▶ Do this: Restate the records below word for word, and omit the images they hold.

Source code of charts:

================

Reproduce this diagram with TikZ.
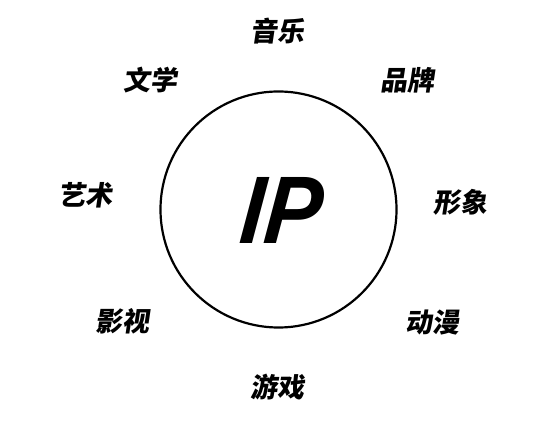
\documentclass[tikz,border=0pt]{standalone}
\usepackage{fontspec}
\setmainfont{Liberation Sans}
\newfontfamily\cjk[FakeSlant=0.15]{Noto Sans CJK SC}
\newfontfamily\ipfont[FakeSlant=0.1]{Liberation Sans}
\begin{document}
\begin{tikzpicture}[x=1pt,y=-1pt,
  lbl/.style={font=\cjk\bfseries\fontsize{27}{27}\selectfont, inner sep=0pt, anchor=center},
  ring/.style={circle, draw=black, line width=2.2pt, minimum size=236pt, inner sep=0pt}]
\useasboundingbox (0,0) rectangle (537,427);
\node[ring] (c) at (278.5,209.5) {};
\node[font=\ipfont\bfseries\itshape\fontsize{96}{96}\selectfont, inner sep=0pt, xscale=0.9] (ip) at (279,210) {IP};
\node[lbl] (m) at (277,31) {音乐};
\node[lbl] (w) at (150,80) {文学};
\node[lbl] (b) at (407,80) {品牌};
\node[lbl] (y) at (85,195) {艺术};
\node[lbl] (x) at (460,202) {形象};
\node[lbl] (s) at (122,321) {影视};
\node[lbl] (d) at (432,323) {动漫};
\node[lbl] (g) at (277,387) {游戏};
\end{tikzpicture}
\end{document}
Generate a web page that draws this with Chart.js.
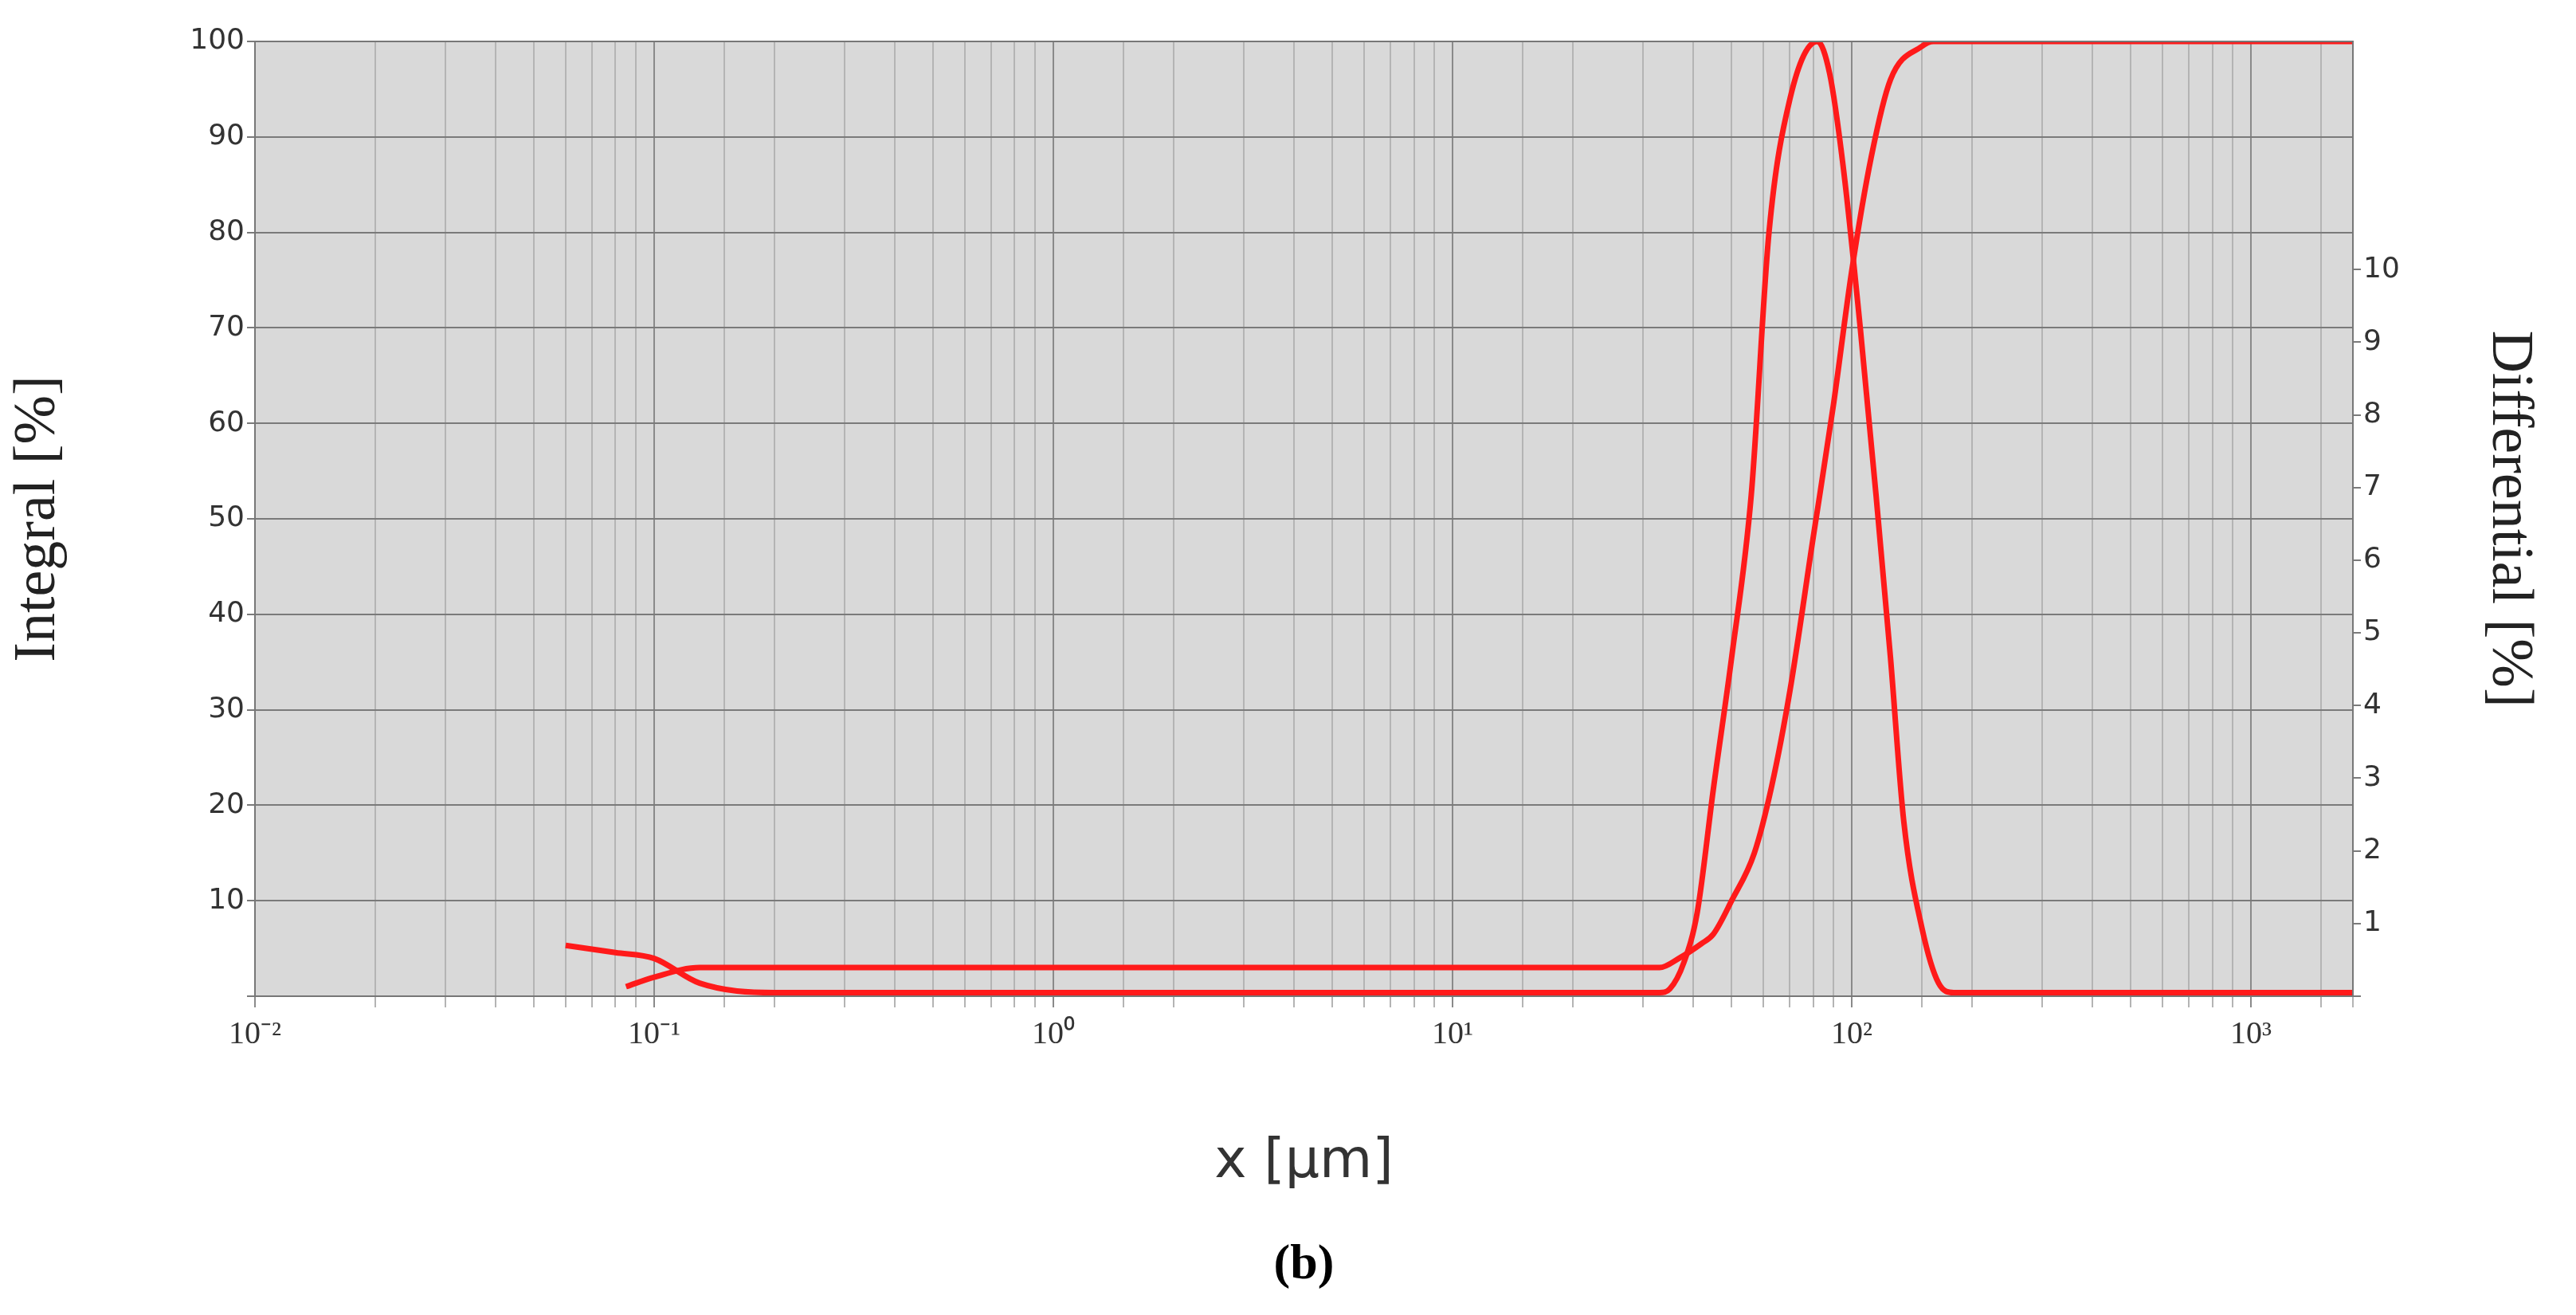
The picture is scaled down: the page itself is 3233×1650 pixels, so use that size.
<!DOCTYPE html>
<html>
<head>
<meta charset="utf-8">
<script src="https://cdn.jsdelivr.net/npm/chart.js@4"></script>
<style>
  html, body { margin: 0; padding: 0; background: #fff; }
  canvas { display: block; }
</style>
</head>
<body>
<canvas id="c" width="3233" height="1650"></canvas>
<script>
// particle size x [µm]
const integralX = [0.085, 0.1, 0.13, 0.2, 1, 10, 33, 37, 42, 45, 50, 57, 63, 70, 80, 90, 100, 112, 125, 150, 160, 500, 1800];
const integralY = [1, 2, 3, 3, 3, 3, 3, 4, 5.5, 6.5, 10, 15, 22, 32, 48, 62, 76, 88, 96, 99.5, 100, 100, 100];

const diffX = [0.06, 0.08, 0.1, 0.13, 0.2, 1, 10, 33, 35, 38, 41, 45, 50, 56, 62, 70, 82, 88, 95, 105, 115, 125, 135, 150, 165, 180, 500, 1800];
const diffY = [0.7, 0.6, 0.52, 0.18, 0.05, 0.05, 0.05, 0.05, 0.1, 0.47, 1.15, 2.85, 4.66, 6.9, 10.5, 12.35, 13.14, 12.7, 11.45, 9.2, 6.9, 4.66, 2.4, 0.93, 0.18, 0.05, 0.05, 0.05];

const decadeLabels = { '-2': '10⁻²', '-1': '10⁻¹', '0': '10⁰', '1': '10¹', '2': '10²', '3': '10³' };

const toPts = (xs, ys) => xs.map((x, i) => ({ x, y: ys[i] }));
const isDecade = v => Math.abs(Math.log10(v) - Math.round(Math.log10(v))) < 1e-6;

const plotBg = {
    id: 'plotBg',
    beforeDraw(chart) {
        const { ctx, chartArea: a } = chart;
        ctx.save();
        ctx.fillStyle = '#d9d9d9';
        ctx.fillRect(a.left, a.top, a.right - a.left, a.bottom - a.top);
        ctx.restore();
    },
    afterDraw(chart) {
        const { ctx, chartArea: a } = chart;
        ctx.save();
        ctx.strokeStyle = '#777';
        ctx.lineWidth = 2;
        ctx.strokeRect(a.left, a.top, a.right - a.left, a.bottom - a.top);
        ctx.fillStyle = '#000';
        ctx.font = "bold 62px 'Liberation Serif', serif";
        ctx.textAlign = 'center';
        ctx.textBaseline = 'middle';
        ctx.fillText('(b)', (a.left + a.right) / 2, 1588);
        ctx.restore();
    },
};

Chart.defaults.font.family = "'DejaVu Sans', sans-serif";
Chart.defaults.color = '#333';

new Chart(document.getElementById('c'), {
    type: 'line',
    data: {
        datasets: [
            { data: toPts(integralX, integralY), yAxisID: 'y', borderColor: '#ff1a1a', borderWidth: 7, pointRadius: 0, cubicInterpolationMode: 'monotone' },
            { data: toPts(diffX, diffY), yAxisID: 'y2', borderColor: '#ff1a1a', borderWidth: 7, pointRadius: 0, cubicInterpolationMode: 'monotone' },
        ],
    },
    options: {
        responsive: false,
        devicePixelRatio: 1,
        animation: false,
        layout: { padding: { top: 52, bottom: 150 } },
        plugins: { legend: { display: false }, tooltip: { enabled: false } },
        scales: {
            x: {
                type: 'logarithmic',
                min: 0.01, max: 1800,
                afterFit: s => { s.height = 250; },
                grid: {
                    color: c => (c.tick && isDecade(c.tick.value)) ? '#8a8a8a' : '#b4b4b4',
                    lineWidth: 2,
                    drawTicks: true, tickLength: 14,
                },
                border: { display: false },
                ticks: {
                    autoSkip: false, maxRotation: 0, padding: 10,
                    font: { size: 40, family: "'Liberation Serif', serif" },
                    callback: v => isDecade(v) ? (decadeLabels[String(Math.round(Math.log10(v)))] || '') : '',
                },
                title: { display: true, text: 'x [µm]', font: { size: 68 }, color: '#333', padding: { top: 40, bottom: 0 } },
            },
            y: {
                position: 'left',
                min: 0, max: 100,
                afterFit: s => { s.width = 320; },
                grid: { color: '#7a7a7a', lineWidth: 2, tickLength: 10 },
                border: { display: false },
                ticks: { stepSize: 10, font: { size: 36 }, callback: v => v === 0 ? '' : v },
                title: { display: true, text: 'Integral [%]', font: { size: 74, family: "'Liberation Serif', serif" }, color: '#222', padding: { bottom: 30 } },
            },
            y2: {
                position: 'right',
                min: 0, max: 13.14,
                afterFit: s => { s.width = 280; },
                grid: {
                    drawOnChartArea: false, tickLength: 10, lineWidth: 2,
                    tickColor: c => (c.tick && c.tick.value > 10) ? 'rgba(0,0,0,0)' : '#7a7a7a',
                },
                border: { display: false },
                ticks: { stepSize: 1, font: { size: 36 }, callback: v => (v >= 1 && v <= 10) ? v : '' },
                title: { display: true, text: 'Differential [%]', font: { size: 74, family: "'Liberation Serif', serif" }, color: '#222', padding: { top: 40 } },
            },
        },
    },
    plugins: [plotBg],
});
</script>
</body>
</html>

================

▶ Answer in full:
Reproduce this diagram with TikZ.
\documentclass[tikz,border=0pt]{standalone}
\usepackage{fontspec}
\setmainfont{Liberation Sans}
\newfontfamily\cjk[FakeSlant=0.15]{Noto Sans CJK SC}
\newfontfamily\ipfont[FakeSlant=0.1]{Liberation Sans}
\begin{document}
\begin{tikzpicture}[x=1pt,y=-1pt,
  lbl/.style={font=\cjk\bfseries\fontsize{27}{27}\selectfont, inner sep=0pt, anchor=center},
  ring/.style={circle, draw=black, line width=2.2pt, minimum size=236pt, inner sep=0pt}]
\useasboundingbox (0,0) rectangle (537,427);
\node[ring] (c) at (278.5,209.5) {};
\node[font=\ipfont\bfseries\itshape\fontsize{96}{96}\selectfont, inner sep=0pt, xscale=0.9] (ip) at (279,210) {IP};
\node[lbl] (m) at (277,31) {音乐};
\node[lbl] (w) at (150,80) {文学};
\node[lbl] (b) at (407,80) {品牌};
\node[lbl] (y) at (85,195) {艺术};
\node[lbl] (x) at (460,202) {形象};
\node[lbl] (s) at (122,321) {影视};
\node[lbl] (d) at (432,323) {动漫};
\node[lbl] (g) at (277,387) {游戏};
\end{tikzpicture}
\end{document}
Generate a web page that draws this with Chart.js.
The picture is scaled down: the page itself is 3233×1650 pixels, so use that size.
<!DOCTYPE html>
<html>
<head>
<meta charset="utf-8">
<script src="https://cdn.jsdelivr.net/npm/chart.js@4"></script>
<style>
  html, body { margin: 0; padding: 0; background: #fff; }
  canvas { display: block; }
</style>
</head>
<body>
<canvas id="c" width="3233" height="1650"></canvas>
<script>
// particle size x [µm]
const integralX = [0.085, 0.1, 0.13, 0.2, 1, 10, 33, 37, 42, 45, 50, 57, 63, 70, 80, 90, 100, 112, 125, 150, 160, 500, 1800];
const integralY = [1, 2, 3, 3, 3, 3, 3, 4, 5.5, 6.5, 10, 15, 22, 32, 48, 62, 76, 88, 96, 99.5, 100, 100, 100];

const diffX = [0.06, 0.08, 0.1, 0.13, 0.2, 1, 10, 33, 35, 38, 41, 45, 50, 56, 62, 70, 82, 88, 95, 105, 115, 125, 135, 150, 165, 180, 500, 1800];
const diffY = [0.7, 0.6, 0.52, 0.18, 0.05, 0.05, 0.05, 0.05, 0.1, 0.47, 1.15, 2.85, 4.66, 6.9, 10.5, 12.35, 13.14, 12.7, 11.45, 9.2, 6.9, 4.66, 2.4, 0.93, 0.18, 0.05, 0.05, 0.05];

const decadeLabels = { '-2': '10⁻²', '-1': '10⁻¹', '0': '10⁰', '1': '10¹', '2': '10²', '3': '10³' };

const toPts = (xs, ys) => xs.map((x, i) => ({ x, y: ys[i] }));
const isDecade = v => Math.abs(Math.log10(v) - Math.round(Math.log10(v))) < 1e-6;

const plotBg = {
    id: 'plotBg',
    beforeDraw(chart) {
        const { ctx, chartArea: a } = chart;
        ctx.save();
        ctx.fillStyle = '#d9d9d9';
        ctx.fillRect(a.left, a.top, a.right - a.left, a.bottom - a.top);
        ctx.restore();
    },
    afterDraw(chart) {
        const { ctx, chartArea: a } = chart;
        ctx.save();
        ctx.strokeStyle = '#777';
        ctx.lineWidth = 2;
        ctx.strokeRect(a.left, a.top, a.right - a.left, a.bottom - a.top);
        ctx.fillStyle = '#000';
        ctx.font = "bold 62px 'Liberation Serif', serif";
        ctx.textAlign = 'center';
        ctx.textBaseline = 'middle';
        ctx.fillText('(b)', (a.left + a.right) / 2, 1588);
        ctx.restore();
    },
};

Chart.defaults.font.family = "'DejaVu Sans', sans-serif";
Chart.defaults.color = '#333';

new Chart(document.getElementById('c'), {
    type: 'line',
    data: {
        datasets: [
            { data: toPts(integralX, integralY), yAxisID: 'y', borderColor: '#ff1a1a', borderWidth: 7, pointRadius: 0, cubicInterpolationMode: 'monotone' },
            { data: toPts(diffX, diffY), yAxisID: 'y2', borderColor: '#ff1a1a', borderWidth: 7, pointRadius: 0, cubicInterpolationMode: 'monotone' },
        ],
    },
    options: {
        responsive: false,
        devicePixelRatio: 1,
        animation: false,
        layout: { padding: { top: 52, bottom: 150 } },
        plugins: { legend: { display: false }, tooltip: { enabled: false } },
        scales: {
            x: {
                type: 'logarithmic',
                min: 0.01, max: 1800,
                afterFit: s => { s.height = 250; },
                grid: {
                    color: c => (c.tick && isDecade(c.tick.value)) ? '#8a8a8a' : '#b4b4b4',
                    lineWidth: 2,
                    drawTicks: true, tickLength: 14,
                },
                border: { display: false },
                ticks: {
                    autoSkip: false, maxRotation: 0, padding: 10,
                    font: { size: 40, family: "'Liberation Serif', serif" },
                    callback: v => isDecade(v) ? (decadeLabels[String(Math.round(Math.log10(v)))] || '') : '',
                },
                title: { display: true, text: 'x [µm]', font: { size: 68 }, color: '#333', padding: { top: 40, bottom: 0 } },
            },
            y: {
                position: 'left',
                min: 0, max: 100,
                afterFit: s => { s.width = 320; },
                grid: { color: '#7a7a7a', lineWidth: 2, tickLength: 10 },
                border: { display: false },
                ticks: { stepSize: 10, font: { size: 36 }, callback: v => v === 0 ? '' : v },
                title: { display: true, text: 'Integral [%]', font: { size: 74, family: "'Liberation Serif', serif" }, color: '#222', padding: { bottom: 30 } },
            },
            y2: {
                position: 'right',
                min: 0, max: 13.14,
                afterFit: s => { s.width = 280; },
                grid: {
                    drawOnChartArea: false, tickLength: 10, lineWidth: 2,
                    tickColor: c => (c.tick && c.tick.value > 10) ? 'rgba(0,0,0,0)' : '#7a7a7a',
                },
                border: { display: false },
                ticks: { stepSize: 1, font: { size: 36 }, callback: v => (v >= 1 && v <= 10) ? v : '' },
                title: { display: true, text: 'Differential [%]', font: { size: 74, family: "'Liberation Serif', serif" }, color: '#222', padding: { top: 40 } },
            },
        },
    },
    plugins: [plotBg],
});
</script>
</body>
</html>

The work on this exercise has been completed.